The link section provides instructions to the compiler to link functions from
the system library. The definition section defines all symbolic constants.
There are some variables that are used in more than one function. Such
variables are called global variables and are declared in the global
declaration section that is outside of all the functions.
Every C program must have one main function section. This section
contains two parts, declaration part and executable part. The declaration
part declares all the variables used in the executable part. There is at least
one statement in the executable part. These two parts must appear between
opening and closing braces ({ and }). The program execution begins at the
opening brace and ends at the closing brace. The closing brace of the main
function section is the logical end of the program. All statements in the
declaration and executable parts end with a semicolon(;).
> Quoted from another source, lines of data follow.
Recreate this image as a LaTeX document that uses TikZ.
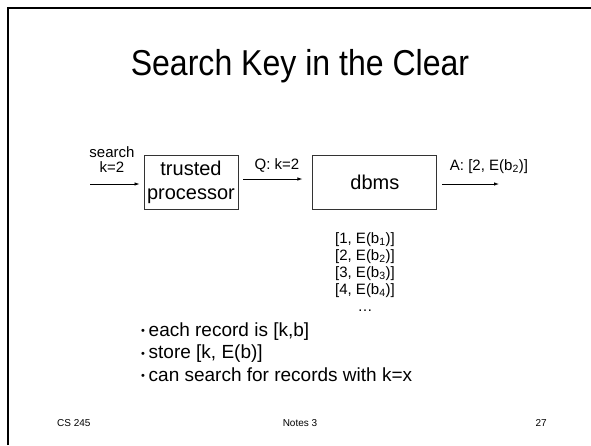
\documentclass[tikz,border=0pt]{standalone}
\usepackage{fontspec}
\setmainfont{Liberation Sans}
\newfontfamily\titlefont[FakeStretch=0.89]{Liberation Sans}
\usetikzlibrary{arrows.meta,positioning}
\newcommand\pdot{\makebox[7.5pt][l]{\fontsize{11}{11}\selectfont\raisebox{1.3pt}{\textbullet}}}
\tikzset{
	box/.style={
		rectangle,
		draw=black!80,
		line width=0.9pt,
		minimum height=54pt,
		inner sep=0pt,
		align=center,
		font=\fontsize{20}{24}\selectfont
	},
	flow/.style={
		-{Latex[length=5pt,width=3.5pt]},
		line width=0.8pt
	},
	small/.style={anchor=base, inner sep=0pt, font=\fontsize{15}{15}\selectfont},
	point/.style={anchor=base west, inner sep=0pt, font=\fontsize{19}{22}\selectfont},
	foot/.style={anchor=base, inner sep=0pt, font=\fontsize{10}{12}\selectfont}
}

\begin{document}
\begin{tikzpicture}[x=1pt,y=-1pt]
\useasboundingbox (0,0) rectangle (591,445);
% slide frame
\draw[line width=2.5pt] (8,445) -- (8,8) -- (591,8);
% title
\node[anchor=base, inner sep=0pt, font=\titlefont\fontsize{36}{40}\selectfont] (title) at (300,75) {Search Key in the Clear};
% boxes
\node[box, minimum width=94pt] (tp) at (191,182) {trusted\\processor};
\node[box, minimum width=124pt, right=74pt of tp] (db) {dbms};
% arrows
\coordinate (in) at (90,184);
\coordinate (out) at (499,184);
\draw[flow, shorten >=4pt] (in) -- (in -| tp.west);
\draw[flow, shorten <=5pt, shorten >=10pt] ([yshift=3pt]tp.east) -- ([yshift=3pt]db.west);
\draw[flow, shorten <=5pt] (db.east |- out) -- (out);
% arrow labels
\node[small] (search) at (112,157) {search};
\node[small] (key) at (112,172) {k=2};
\node[small] (query) at (277,169) {Q: k=2};
\node[small] (answer) at (489,170) {A: [2, E(b\textsubscript{2})]};
% stored records
\foreach \i in {1,...,4}
	\node[small] (rec\i) at (365,{226+17*\i}) {[\i, E(b\textsubscript{\i})]};
\node[small] (more) at (365,311) {\dots};
% bullets
\node[point] (p1) at (141,336) {\pdot each record is [k,b]};
\node[point] (p2) at (141,358.5) {\pdot store [k, E(b)]};
\node[point] (p3) at (141,381) {\pdot can search for records with k=x};
% footer
\node[foot, anchor=base west] (course) at (57,426) {CS 245};
\node[foot] (notes) at (300,426) {Notes 3};
\node[foot, anchor=base east] (page) at (547,426) {27};
\end{tikzpicture}
\end{document}
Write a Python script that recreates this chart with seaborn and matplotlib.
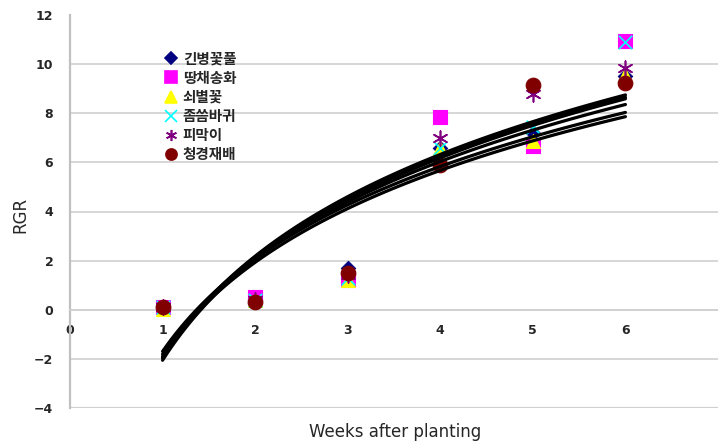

The subprogram section contains all the user-defined functions that are
called in the main function. User-defined functions are generally placed
immediately after the main function, although they may appear in any order.
All sections, except the main function section may be absent when they are
not required.
Self Assessment Questions
1. Using C language programmers can write their own library functions.
(True/False)
2. C is a ________ level programming language.
3. The documentation section contains a set of __________ lines.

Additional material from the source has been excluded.